These are days of harsh political rhetoric. Political factions insist not only on the goodness of their own ideas but also on the dramatic failure of their opponents' ideas. We might be in Advent, but this is no season for understanding or for mutual forbearance in our civil discourse.
The Christian church doesn't do much better than the rest of the culture. We would rather be divided than find the common space and faith that would unite us. Insistent as we are about the rectitude of our own ways, we hardly offer the world a model for reconciliation. Perhaps we are simply following the political models of our times—or perhaps we are finally getting what we thought we wanted: a culture in which the church is leading the way.

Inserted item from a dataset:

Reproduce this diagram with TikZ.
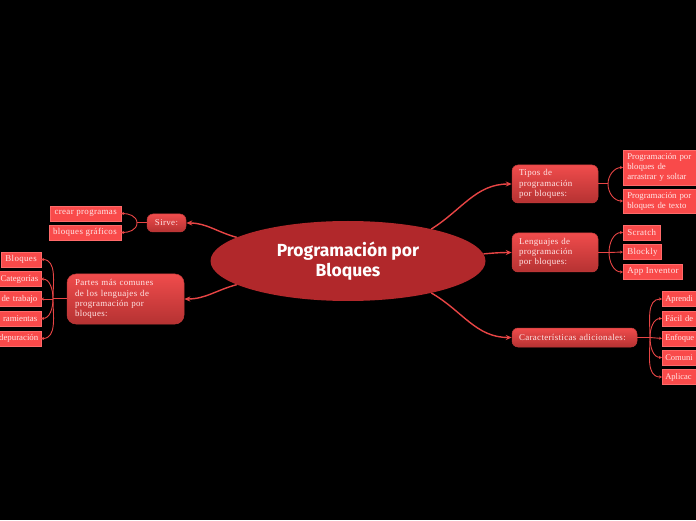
\documentclass[tikz,border=0pt]{standalone}
\usepackage{fontspec}
\setmainfont{Liberation Serif}[LetterSpace=4]
\newfontfamily\tightfont{Liberation Serif}
\newfontfamily\titlefont{Fira Sans}
\usetikzlibrary{shapes.geometric,arrows.meta,calc}
\definecolor{linecol}{HTML}{E84545}
\definecolor{leaffill}{HTML}{F94A4A}
\definecolor{leafdraw}{HTML}{FF6A6A}
\definecolor{leaftext}{HTML}{FFE6E6}
\definecolor{brtop}{HTML}{F04C4C}
\definecolor{brbot}{HTML}{B53232}
\definecolor{brdraw}{HTML}{C23A3A}
\definecolor{centerfill}{HTML}{B1282B}
\tikzset{
  basefont/.style={font=\fontsize{8.9}{10.2}\selectfont},
  tightleaf/.style={font=\tightfont\fontsize{8.8}{10.2}\selectfont},
  edgeleaf/.style={font=\tightfont\fontsize{8.5}{10.2}\selectfont, inner xsep=3pt, text width=44pt, align=left, anchor=west},
  leaf/.style={basefont, fill=leaffill, draw=leafdraw, line width=0.5pt, text=leaftext,
    inner xsep=4pt, inner ysep=0pt, minimum height=15pt},
  branch/.style={basefont, top color=brtop, bottom color=brbot, draw=brdraw, line width=0.5pt,
    text=leaftext, rounded corners=6pt, inner ysep=0pt, align=left},
  mainline/.style={draw=linecol, line width=1.4pt, -{Stealth[length=6pt,width=5pt]}},
  stem/.style={draw=linecol, line width=1pt},
  subline/.style={draw=linecol, line width=0.9pt, -{Stealth[length=3pt,width=3pt]}}
}
\begin{document}
\begin{tikzpicture}[x=1pt,y=1pt]
\fill[black] (0,0) rectangle (696,520);
\useasboundingbox (0,0) rectangle (696,520);
\clip (0,0) rectangle (696,520);

% center
\node[ellipse, fill=centerfill, minimum width=275pt, minimum height=80pt, inner sep=0pt,
  text=white, align=center, font=\titlefont\bfseries\fontsize{17.5}{20.5}\selectfont]
  (center) at (348,259) {Programación por\\Bloques};

% left branches
\node[branch, minimum width=39pt, minimum height=18pt, inner xsep=5pt] (sirve) at (166.5,297) {Sirve:};
\node[leaf, anchor=east] (crear) at (121,306.5) {crear programas};
\node[leaf, anchor=east] (graf) at (121,287.5) {bloques gráficos};

\node[branch, text width=101pt, inner xsep=8pt, minimum height=50pt, rounded corners=9pt] (parts) at (125.5,221)
  {Partes más comunes\\de los lenguajes de\\programación por\\bloques:};
\node[leaf, anchor=east] (pl1) at (41,260.5) {Bloques};
\node[leaf, tightleaf, anchor=east, text width=50pt, align=right, inner xsep=2.5pt] (pl2) at (41,241) {Categorías};
\node[leaf, tightleaf, anchor=east, text width=50pt, align=right, inner xsep=3.5pt] (pl3) at (41,221) {de trabajo};
\node[leaf, tightleaf, anchor=east, text width=50pt, align=right, inner xsep=3.5pt] (pl4) at (41,201.5) {ramientas};
\node[leaf, tightleaf, anchor=east, text width=50pt, align=right, inner xsep=2.5pt] (pl5) at (41,181.5) {depuración};

% right branches
\node[branch, text width=72pt, inner xsep=7pt, minimum height=38pt] (tipos) at (555,336)
  {Tipos de\\programación\\por bloques:};
\node[leaf, tightleaf, anchor=west, text width=76pt, align=left, inner ysep=2pt, minimum height=35pt] (arr) at (623,352.5)
  {Programación por\\bloques de\\arrastrar y soltar};
\node[leaf, tightleaf, anchor=west, text width=76pt, align=left, inner ysep=2pt, minimum height=24pt] (txt) at (623,319)
  {Programación por\\bloques de texto};

\node[branch, text width=72pt, inner xsep=7pt, minimum height=39pt] (leng) at (555,267.5)
  {Lenguajes de\\programación\\por bloques:};
\node[leaf, anchor=west] (scr) at (623,287.5) {Scratch};
\node[leaf, anchor=west] (blk) at (623,268) {Blockly};
\node[leaf, anchor=west] (app) at (623,248) {App Inventor};

\node[branch, text width=111pt, inner xsep=7pt, minimum height=19pt] (car) at (574.5,182.5)
  {Características adicionales:};
\node[leaf, edgeleaf] (c1) at (662,221) {Aprendi};
\node[leaf, edgeleaf] (c2) at (662,201.5) {Fácil de};
\node[leaf, edgeleaf] (c3) at (662,181.5) {Enfoque};
\node[leaf, edgeleaf] (c4) at (662,162.5) {Comuni};
\node[leaf, edgeleaf] (c5) at (662,143) {Aplicac};

% main connectors
\draw[mainline] (center.168) to[out=165,in=0] (sirve.east);
\draw[mainline] (center.192) to[out=195,in=0] (parts.east);
\draw[mainline] (center.21) to[out=32,in=180] (tipos.west);
\draw[mainline] (center.3) to[out=5,in=180] (leng.west);
\draw[mainline] (center.-21) to[out=-30,in=180] (car.west);

% sub connectors
\coordinate (js) at (137,297);
\draw[stem] (sirve.west) -- (js);
\draw[subline] (js) to[out=90,in=0] (crear.east);
\draw[subline] (js) to[out=-90,in=0] (graf.east);

\coordinate (jp) at (53,221);
\draw[stem] (parts.west) -- (jp);
\draw[subline] (jp) to[out=90,in=0] (pl1.east);
\draw[subline] (jp) to[out=90,in=0] (pl2.east);
\draw[subline] (jp) -- (pl3.east);
\draw[subline] (jp) to[out=-90,in=0] (pl4.east);
\draw[subline] (jp) to[out=-90,in=0] (pl5.east);

\coordinate (jt) at (608,336);
\draw[stem] (tipos.east) -- (jt);
\draw[subline] (jt) to[out=90,in=180] (arr.west);
\draw[subline] (jt) to[out=-90,in=180] (txt.west);

\coordinate (jl) at (609,267.5);
\draw[stem] (leng.east) -- (jl);
\draw[subline] (jl) to[out=90,in=180] (scr.west);
\draw[subline] (jl) -- (blk.west);
\draw[subline] (jl) to[out=-90,in=180] (app.west);

\coordinate (jc) at (650,182.5);
\draw[stem] (car.east) -- (jc);
\draw[subline] (jc) to[out=90,in=180] (c1.west);
\draw[subline] (jc) to[out=90,in=180] (c2.west);
\draw[subline] (jc) -- (c3.west);
\draw[subline] (jc) to[out=-90,in=180] (c4.west);
\draw[subline] (jc) to[out=-90,in=180] (c5.west);
\end{tikzpicture}
\end{document}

I teach and engage students who are preparing for ministry—some in the faith traditions in which they have been raised, some in traditions that are new to them, and some who insist that they belong to no tradition at all.
Almost all of these students are profoundly uninterested in denominational battles, in the self-justifying proclamations of divisive voices, each claiming to honor the church. Every day these students worship, sing and pray, eat and study together. They are certainly not of one mind—not about biblical scholarship, not about theology and not even about the practice of ministry. The lines of difference—philosophical, political and theological—are just as present within the walls of the divinity school as they are among the Christians in our churches. There is no reluctance to debate, to have at it about anything and everything. The students who are firmly embedded in dozens of different denominations celebrate their traditions with gusto. They are also quite willing to offer severe critiques of their own traditions.
But somehow even the deepest ideological disagreements fail to break relationships. Somehow there is an ongoing sense that the Christian faith that has moved them this far binds them together in their similarities and in their differences. It's much more interesting to them to understand why other faithful people disagree on the questions that face us, from same-gender marriage to the meaning of salvation, than it is to turn their backs on those people with whom they differ. After engaging in the kind of debate that would cause most seasoned clergy to head for the exit door, the students go outside and kick a soccer ball or make plans to continue their conversation over a couple of beers. I listen in as they dream about the churches that they long to serve, the light of Jesus Christ that they hope to share. They seem to know that there are very different kinds of Christian communities awaiting their leadership. All of the possibilities seem full of promise—and somehow they know that the light of Jesus Christ promises to shine all the more brightly through those differences.
When did so many of us in the Christian church lose our clarity about God's ways of being known? How is it that we've become such a battleground that even those seeking election in partisan politics back away at the church's incivility and downright meanness?
John the Baptist was sent from God and came as a witness to testify to the light. He wasn't concerned about his own agenda, although clearly he knew what he believed to be right and what he believed to be wrong. John was more concerned with making sure that those who came his way would recognize that the light of God was coming into the world. When people wanted to sign on to his cause he turned them away. He was not the light, but he came to testify to the light.
John the Baptist is most troubling to those who imagine that they alone are the rightful bearers of the light. That is why he offers such a compelling witness to divinity school students, and to the many faithful Christians in the world who understand that the struggles and disagreements of the present day, while legitimate expressions of varied faith perspectives, cannot define the inviting, illuminating light of Jesus Christ.
How are we treating those who find John's prophetic words to be compelling? Are we wearing them down, exhausting the visionary leaders who care more about the coming of light than about denominational and theological struggles? Institutional religion has successfully worn them down before.
John cries out in the wilderness of our church's confusion, testifying anew to the light. There is hope and promise in these Advent days, proclaims John. When we grow weary of the divisions, when we institution-keepers admit that we are no longer willing to enforce the lines in the sand that we have drawn, then we might be ready to see that light and to follow the directions of the guy in the hair shirt.